Negligence and Conversion Distinction
In its decision, the court made a clear distinction between negligence and conversion in the context of bailments. The court reiterated that mere negligence in handling bailed property does not equate to conversion unless a specific duty to exercise ordinary care is established. The court stressed that a bailee, like the defendant, does not automatically owe a duty of care to the owner unless there is a direct contractual relationship or compensation involved. It was determined that the defendant's role was that of a constructive bailee, which typically entails a lower standard of care compared to a compensated bailee. Thus, the court concluded that the allegations of negligence were insufficient to impose greater liability, reinforcing the idea that a bailee's liability is often limited to the terms specified in their contract.
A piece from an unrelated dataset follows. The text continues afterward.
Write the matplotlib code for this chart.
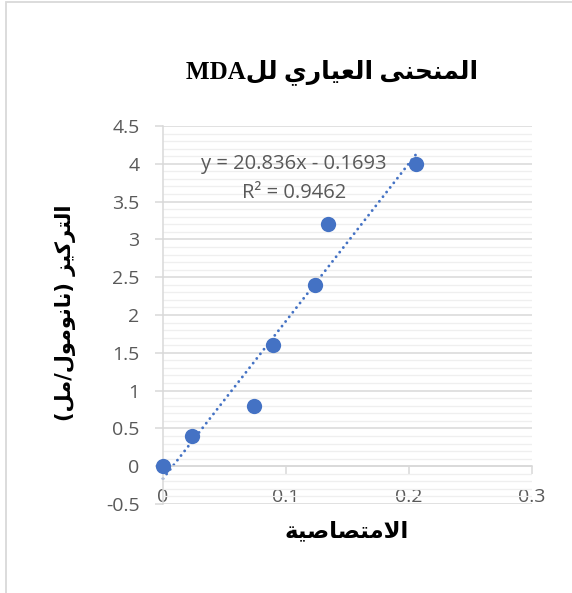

Implications of Valuation Agreements
The court also addressed the implications of the valuation agreements in the bailment contracts. The original contract between Bunin and Goldman limited the valuation of the coat to $100, which the court found binding on the plaintiff, as the subrogee of Bunin. The court established that the insurance company, seeking to recover for Bunin's loss, was bound by the same valuation terms that Bunin had agreed to in her contract with Goldman. This meant that even if the coat was worth $1,800, the recovery could not exceed the agreed value of $100 due to the contractual limitations. The court emphasized that the plaintiff could not escape the consequences of the original agreement and that any recovery had to align with the valuation set forth therein.
Conclusion on Liability and Recovery
Ultimately, the Supreme Court of Ohio concluded that the trial court correctly limited the plaintiff's recovery to $100 based on the valuation stated in the original bailment contract. The court affirmed that, without a direct contractual relationship or a duty of care being established, the defendant could not be held liable for more than the stipulated amount. The court's decision clarified the responsibilities of bailees and the binding nature of contractual terms related to property valuation in bailment agreements. It was determined that the plaintiff's claims against the defendant were fundamentally tied to the agreements made with Goldman, and thus the limitations therein governed the outcome of the case. Consequently, the court modified the judgment of the Court of Appeals, reducing the recovery amount and reiterating the importance of adhering to contractual obligations in bailment situations.